** START **

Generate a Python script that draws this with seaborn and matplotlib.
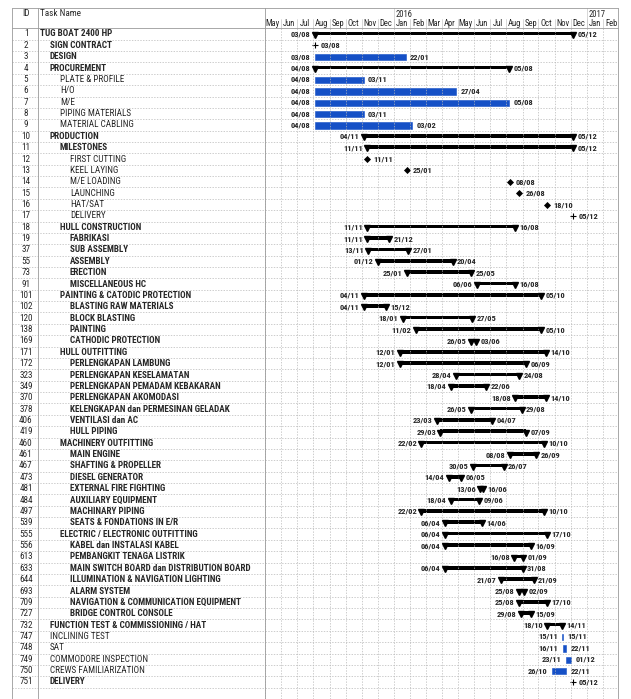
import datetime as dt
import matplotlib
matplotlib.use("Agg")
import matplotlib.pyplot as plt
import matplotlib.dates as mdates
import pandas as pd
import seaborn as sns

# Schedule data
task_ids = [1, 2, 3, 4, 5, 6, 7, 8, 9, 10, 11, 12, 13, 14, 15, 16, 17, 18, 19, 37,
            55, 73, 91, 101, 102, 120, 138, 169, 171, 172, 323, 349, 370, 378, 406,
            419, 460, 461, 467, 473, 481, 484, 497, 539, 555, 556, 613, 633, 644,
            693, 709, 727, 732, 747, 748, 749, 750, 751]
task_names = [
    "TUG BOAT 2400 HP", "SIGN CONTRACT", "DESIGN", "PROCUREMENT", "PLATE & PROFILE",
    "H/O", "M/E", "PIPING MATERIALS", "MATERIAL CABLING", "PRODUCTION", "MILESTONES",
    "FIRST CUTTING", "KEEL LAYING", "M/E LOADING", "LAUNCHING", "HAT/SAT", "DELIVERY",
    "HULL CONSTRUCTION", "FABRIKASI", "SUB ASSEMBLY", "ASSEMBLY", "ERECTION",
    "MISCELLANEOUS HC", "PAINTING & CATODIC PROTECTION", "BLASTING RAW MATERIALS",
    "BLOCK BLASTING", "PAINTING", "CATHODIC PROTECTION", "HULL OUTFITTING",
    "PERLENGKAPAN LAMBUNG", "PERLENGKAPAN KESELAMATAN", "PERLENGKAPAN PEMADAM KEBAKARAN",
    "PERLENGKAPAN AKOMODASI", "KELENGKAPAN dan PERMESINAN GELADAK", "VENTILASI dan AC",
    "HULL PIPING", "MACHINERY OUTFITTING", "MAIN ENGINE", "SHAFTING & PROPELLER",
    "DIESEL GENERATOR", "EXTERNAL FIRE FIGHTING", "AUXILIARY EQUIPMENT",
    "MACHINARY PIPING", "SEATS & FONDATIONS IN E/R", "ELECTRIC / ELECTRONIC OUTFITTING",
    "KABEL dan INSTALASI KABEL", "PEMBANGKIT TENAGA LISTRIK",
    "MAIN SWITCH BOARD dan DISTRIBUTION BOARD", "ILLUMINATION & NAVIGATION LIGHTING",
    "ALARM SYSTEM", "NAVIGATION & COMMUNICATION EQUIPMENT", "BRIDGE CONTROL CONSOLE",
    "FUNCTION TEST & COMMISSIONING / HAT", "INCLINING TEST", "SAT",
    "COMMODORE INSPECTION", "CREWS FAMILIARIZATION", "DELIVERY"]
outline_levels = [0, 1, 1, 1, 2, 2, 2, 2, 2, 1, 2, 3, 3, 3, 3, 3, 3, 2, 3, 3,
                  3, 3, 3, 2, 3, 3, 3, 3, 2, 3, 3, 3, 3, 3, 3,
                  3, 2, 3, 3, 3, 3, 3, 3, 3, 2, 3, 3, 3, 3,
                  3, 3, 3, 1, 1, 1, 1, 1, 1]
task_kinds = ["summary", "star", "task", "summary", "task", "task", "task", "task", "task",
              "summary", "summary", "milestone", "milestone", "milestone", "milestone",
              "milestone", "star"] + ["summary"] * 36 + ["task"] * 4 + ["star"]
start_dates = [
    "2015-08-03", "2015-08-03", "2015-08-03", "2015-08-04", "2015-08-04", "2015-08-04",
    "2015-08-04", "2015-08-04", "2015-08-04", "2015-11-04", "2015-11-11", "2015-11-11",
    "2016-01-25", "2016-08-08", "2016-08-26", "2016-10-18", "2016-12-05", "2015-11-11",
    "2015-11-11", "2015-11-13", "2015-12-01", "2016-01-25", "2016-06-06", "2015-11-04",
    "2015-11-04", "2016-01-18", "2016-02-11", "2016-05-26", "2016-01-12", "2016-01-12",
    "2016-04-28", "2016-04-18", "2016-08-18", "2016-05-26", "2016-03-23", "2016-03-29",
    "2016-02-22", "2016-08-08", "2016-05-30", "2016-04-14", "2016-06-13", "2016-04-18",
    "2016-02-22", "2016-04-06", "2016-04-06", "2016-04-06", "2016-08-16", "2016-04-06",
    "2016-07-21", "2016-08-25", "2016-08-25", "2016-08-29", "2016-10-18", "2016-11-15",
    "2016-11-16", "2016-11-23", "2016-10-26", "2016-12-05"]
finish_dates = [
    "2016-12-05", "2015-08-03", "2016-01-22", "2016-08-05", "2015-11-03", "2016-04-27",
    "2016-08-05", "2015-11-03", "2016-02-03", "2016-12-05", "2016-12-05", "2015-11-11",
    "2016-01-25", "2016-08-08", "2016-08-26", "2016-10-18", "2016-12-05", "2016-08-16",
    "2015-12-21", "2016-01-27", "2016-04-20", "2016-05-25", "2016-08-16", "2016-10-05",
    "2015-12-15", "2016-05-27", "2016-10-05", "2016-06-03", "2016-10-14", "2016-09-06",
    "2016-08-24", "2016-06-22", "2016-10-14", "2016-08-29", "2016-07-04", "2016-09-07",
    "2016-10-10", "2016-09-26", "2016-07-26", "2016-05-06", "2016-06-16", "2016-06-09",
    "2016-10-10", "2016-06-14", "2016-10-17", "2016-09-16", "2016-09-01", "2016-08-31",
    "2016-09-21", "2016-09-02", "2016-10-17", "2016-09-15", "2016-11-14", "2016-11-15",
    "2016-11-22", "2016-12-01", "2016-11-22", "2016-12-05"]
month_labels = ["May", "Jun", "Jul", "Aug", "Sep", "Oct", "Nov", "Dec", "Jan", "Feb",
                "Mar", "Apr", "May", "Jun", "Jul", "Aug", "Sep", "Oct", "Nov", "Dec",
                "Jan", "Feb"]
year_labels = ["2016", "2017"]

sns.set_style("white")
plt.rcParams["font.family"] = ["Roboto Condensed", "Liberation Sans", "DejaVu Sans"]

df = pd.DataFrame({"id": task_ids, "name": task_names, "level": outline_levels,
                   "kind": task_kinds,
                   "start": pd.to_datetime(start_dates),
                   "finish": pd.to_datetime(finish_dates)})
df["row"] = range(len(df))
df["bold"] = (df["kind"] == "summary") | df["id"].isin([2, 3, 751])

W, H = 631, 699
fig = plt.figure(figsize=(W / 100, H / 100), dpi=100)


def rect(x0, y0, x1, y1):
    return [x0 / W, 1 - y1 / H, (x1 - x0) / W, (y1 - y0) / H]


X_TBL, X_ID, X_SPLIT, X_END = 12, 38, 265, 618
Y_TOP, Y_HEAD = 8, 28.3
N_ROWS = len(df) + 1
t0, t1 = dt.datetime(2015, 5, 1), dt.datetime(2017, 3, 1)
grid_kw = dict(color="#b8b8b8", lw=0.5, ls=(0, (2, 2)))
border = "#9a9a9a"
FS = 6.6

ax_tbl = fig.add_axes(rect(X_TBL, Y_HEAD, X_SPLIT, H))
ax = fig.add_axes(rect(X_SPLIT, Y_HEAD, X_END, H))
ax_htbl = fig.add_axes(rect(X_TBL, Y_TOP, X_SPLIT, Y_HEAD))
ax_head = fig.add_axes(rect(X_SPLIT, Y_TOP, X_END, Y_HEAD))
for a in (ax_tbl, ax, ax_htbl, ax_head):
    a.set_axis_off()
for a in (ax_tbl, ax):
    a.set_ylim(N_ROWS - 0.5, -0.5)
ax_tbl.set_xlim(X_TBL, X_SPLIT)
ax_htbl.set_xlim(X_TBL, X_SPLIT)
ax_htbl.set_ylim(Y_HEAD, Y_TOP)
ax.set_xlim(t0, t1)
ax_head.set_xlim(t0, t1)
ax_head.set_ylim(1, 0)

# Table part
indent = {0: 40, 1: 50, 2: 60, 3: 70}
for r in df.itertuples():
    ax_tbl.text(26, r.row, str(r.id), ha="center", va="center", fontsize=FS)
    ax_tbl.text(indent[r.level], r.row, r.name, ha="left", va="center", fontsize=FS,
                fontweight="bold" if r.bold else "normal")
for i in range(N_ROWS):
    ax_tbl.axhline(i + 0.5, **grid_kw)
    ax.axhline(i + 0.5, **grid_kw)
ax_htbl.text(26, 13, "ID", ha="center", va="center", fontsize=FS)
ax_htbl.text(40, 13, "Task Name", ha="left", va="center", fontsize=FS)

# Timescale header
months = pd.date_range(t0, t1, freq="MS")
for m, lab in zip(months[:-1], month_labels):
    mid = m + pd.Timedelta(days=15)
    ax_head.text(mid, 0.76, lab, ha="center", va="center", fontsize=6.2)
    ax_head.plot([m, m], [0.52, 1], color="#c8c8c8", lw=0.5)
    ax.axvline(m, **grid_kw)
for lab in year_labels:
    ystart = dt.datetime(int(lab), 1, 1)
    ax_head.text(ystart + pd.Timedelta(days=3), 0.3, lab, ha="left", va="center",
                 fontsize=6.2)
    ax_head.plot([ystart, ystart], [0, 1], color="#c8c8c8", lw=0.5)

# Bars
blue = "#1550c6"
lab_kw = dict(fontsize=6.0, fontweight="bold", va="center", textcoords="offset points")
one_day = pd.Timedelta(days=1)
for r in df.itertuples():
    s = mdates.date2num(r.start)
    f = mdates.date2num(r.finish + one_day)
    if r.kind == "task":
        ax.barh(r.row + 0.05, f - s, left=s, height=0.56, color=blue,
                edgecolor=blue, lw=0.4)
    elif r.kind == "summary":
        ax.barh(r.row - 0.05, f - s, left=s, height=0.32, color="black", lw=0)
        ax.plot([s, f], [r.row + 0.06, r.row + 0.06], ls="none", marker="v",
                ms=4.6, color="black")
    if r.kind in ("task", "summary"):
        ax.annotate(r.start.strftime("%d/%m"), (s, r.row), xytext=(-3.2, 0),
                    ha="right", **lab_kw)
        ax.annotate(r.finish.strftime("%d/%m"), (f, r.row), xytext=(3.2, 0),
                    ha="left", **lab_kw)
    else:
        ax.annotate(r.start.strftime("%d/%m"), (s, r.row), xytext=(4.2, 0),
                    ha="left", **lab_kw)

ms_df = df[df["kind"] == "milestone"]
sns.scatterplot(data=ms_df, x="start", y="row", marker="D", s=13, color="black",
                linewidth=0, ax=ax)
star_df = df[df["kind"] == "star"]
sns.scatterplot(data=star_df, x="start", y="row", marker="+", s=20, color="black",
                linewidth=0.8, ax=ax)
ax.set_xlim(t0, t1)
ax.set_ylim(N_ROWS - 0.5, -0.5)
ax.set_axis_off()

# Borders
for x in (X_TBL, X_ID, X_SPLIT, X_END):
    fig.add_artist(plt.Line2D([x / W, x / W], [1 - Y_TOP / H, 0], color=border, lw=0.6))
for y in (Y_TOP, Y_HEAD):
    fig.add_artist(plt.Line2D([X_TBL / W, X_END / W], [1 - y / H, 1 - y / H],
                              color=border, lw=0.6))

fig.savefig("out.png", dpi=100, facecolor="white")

** END **

Short task:
Repeat only what lies between the start of the data and the end of the line containing "import seaborn as sns", exactly, with pictures left out.

Answer in full:
Generate a Python script that draws this with seaborn and matplotlib.
import datetime as dt
import matplotlib
matplotlib.use("Agg")
import matplotlib.pyplot as plt
import matplotlib.dates as mdates
import pandas as pd
import seaborn as sns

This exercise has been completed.